E a terceira modernidade, diz o professor, conta com a “trágica comunhão da desatenção com despreocupação”. “Fomos do yes, we can [sim, podemos, lema da primeira campanha vencedora do presidente Barack Obama, nos Estados Unidos] para o there is no alternative [não há alternativa].”

“Isto preocupa, porque são razões invocadas como proteção, e que são usadas por Estados para regimes de exceção. Protego ergo obligo [Protejo, logo controlo]”, afirma o professor. 

Abraçados
O professor Ingo Wolfgang Sarlet falou logo depois de Canotilho e, para ele, “resta nos abraçar e chorar”, diante do quadro pintado pelo colega A conclusão de Ingo Sarlet é que vive-se “uma crise de frustração das expectativas”.

Ele afirma que, na época da Assembleia Constituinte, em 1987, existia uma confiança na força normativa do texto constitucional. Isso quer dizer que, ali, os direitos fundamentais deixaram de ser apenas constitucionais e passaram a ter regulamentação própria para a solução de problemas reais.

Mas o que se vê hoje, segundo Sarlet, é uma “crise de déficit dos direitos fundamentais, crise das expectativas e até de identidade”. “Para que servem os direitos fundamentais? E a quem? No mundo da economia, no mundo real, isso é uma piada. Na favela, direito fundamental é privilégio e em certos círculos são coisa de vagabundo”. A esperança de Ingo Sarlet é que “a consciência da crise possa nos levar a um choque de realidade para darmos uma resposta mais humilde aos nossos problemas”.

Dilema
O último a falar foi o professor Lenio Streck. Ele concluiu que a modernidade impõe um grande dilema: "É possível compatibilizar democracia e jurisdição?"

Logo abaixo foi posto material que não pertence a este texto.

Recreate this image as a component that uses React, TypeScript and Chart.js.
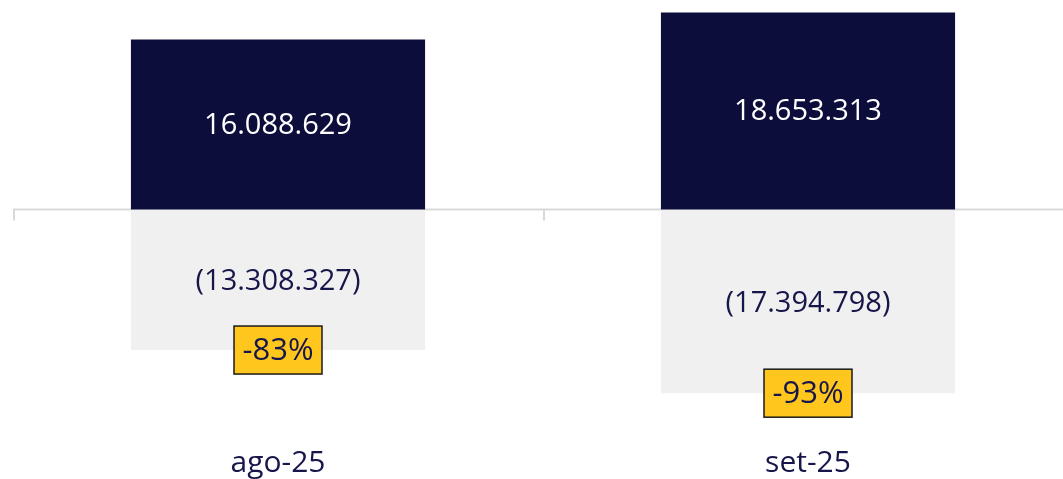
import React, { useEffect, useRef } from "react";
import { Chart, registerables } from "chart.js";
Chart.register(...registerables);

const categories = ["ago-25", "set-25"];
const positiveValues = [16088629, 18653313];
const negativeValues = [-13308327, -17394798];
const percentLabels = ["-83%", "-93%"];

const NAVY = "#0c0d3b";
const TEXT_NAVY = "#16164a";
const LIGHT = "#f0f0f0";
const FONT = "'Open Sans', sans-serif";

const fmt = (v: number) => {
  const s = Math.abs(v).toString().replace(/\B(?=(\d{3})+(?!\d))/g, ".");
  return v < 0 ? `(${s})` : s;
};

const overlay = {
  id: "overlay",
  beforeDatasetsDraw(chart: any) {
    const { ctx, chartArea, scales } = chart;
    const x = scales.x;
    const y = scales.y;
    const y0 = y.getPixelForValue(0);
    const half = (x.getPixelForValue(1) - x.getPixelForValue(0)) / 2;
    ctx.save();
    ctx.strokeStyle = "#d9d9d9";
    ctx.lineWidth = 2;
    ctx.beginPath();
    ctx.moveTo(chartArea.left, y0);
    ctx.lineTo(chartArea.right, y0);
    for (let i = 0; i <= categories.length; i++) {
      const px = x.getPixelForValue(0) - half + i * 2 * half + 1;
      ctx.moveTo(px, y0);
      ctx.lineTo(px, y0 + 11);
    }
    ctx.stroke();
    ctx.restore();
  },
  afterDatasetsDraw(chart: any) {
    const { ctx } = chart;
    ctx.save();
    ctx.textAlign = "center";
    ctx.textBaseline = "middle";
    ctx.font = `29px ${FONT}`;
    const posMeta = chart.getDatasetMeta(0);
    const negMeta = chart.getDatasetMeta(1);
    posMeta.data.forEach((bar: any, i: number) => {
      ctx.fillStyle = "#ffffff";
      ctx.fillText(fmt(positiveValues[i]), bar.x, (bar.y + bar.base) / 2 + 1);
    });
    negMeta.data.forEach((bar: any, i: number) => {
      ctx.fillStyle = TEXT_NAVY;
      ctx.fillText(fmt(negativeValues[i]), bar.x, (bar.y + bar.base) / 2 + 2);
    });
    negMeta.data.forEach((bar: any, i: number) => {
      const w = 88;
      const h = 48;
      const bx = bar.x - w / 2;
      const by = bar.y - h / 2;
      ctx.fillStyle = "#ffc61e";
      ctx.fillRect(bx, by, w, h);
      ctx.strokeStyle = "#1a1a1a";
      ctx.lineWidth = 1.5;
      ctx.strokeRect(bx, by, w, h);
      ctx.fillStyle = TEXT_NAVY;
      ctx.font = `31px ${FONT}`;
      ctx.fillText(percentLabels[i], bar.x, bar.y + 1);
    });
    ctx.restore();
  },
};

export default function App() {
  const ref = useRef<HTMLCanvasElement>(null);
  useEffect(() => {
    if (!ref.current) return;
    const chart = new Chart(ref.current, {
      type: "bar",
      data: {
        labels: categories,
        datasets: [
          {
            data: positiveValues,
            backgroundColor: NAVY,
            borderWidth: 0,
            categoryPercentage: 1,
            barPercentage: 0.555,
          },
          {
            data: negativeValues,
            backgroundColor: LIGHT,
            borderWidth: 0,
            categoryPercentage: 1,
            barPercentage: 0.555,
          },
        ],
      },
      options: {
        responsive: false,
        animation: false,
        layout: { padding: { left: 13, right: 7, top: 0, bottom: 0 } },
        plugins: { legend: { display: false }, tooltip: { enabled: false } },
        scales: {
          x: {
            stacked: true,
            grid: { display: false, drawTicks: false, tickLength: 0 },
            border: { display: false },
            ticks: {
              color: TEXT_NAVY,
              font: { size: 30, family: FONT, lineHeight: 1 },
              padding: 1,
            },
          },
          y: {
            stacked: true,
            display: false,
            min: -22490000,
            max: 19840000,
          },
        },
      },
      plugins: [overlay],
    });
    return () => chart.destroy();
  }, []);
  return (
    <div
      style={{
        position: "fixed",
        top: 0,
        left: 0,
        width: 1063,
        height: 479,
        overflow: "hidden",
        background: "#fff",
      }}
    >
      <canvas ref={ref} width={1080} height={479} style={{ display: "block" }} />
    </div>
  );
}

Lenio entende que sim, mas isso implica em discutir a forma como se decide. Para ele, "é preciso analisar o problema como sociedade, para que não se transforme a democracia em juristocracia".

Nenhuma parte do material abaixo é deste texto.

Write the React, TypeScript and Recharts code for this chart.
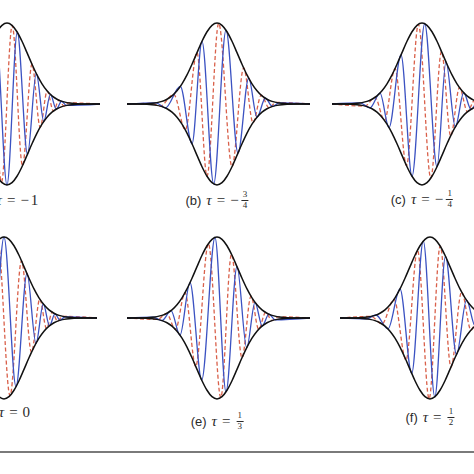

O professor discutia o novo livro do jurisfilósofo Cass Sunstein, que divide os juízes da Suprema Corte dos Estados Unidos em quatro perfis. São eles: herói, que seria o ativista; o soldado, que seria o formalista; o minimalista, um meio termo entre os dois anteriores; e o mudo, aquele cauteloso que nunca propõe nada.

Para Lenio, é preocupante o uso de análises sociológicas baseadas em estatísticas para prever como uma corte se comportará. "Os perfis não se repetem nos julgamentos. Ora um juiz é herói, ora é mudo. Corre-se o risco de termos decisões com perfis misturados ou ad hoc."

Essa é a razão pela qual o Brasil precisa de uma teoria da decisão, para que se dê previsibilidade ao sistema e se permita a prestação de contas. "Não bastam apenas estatísticas sobre como os juízes se comportam. No Brasil não podemos fazer previsões nem sobre o passado."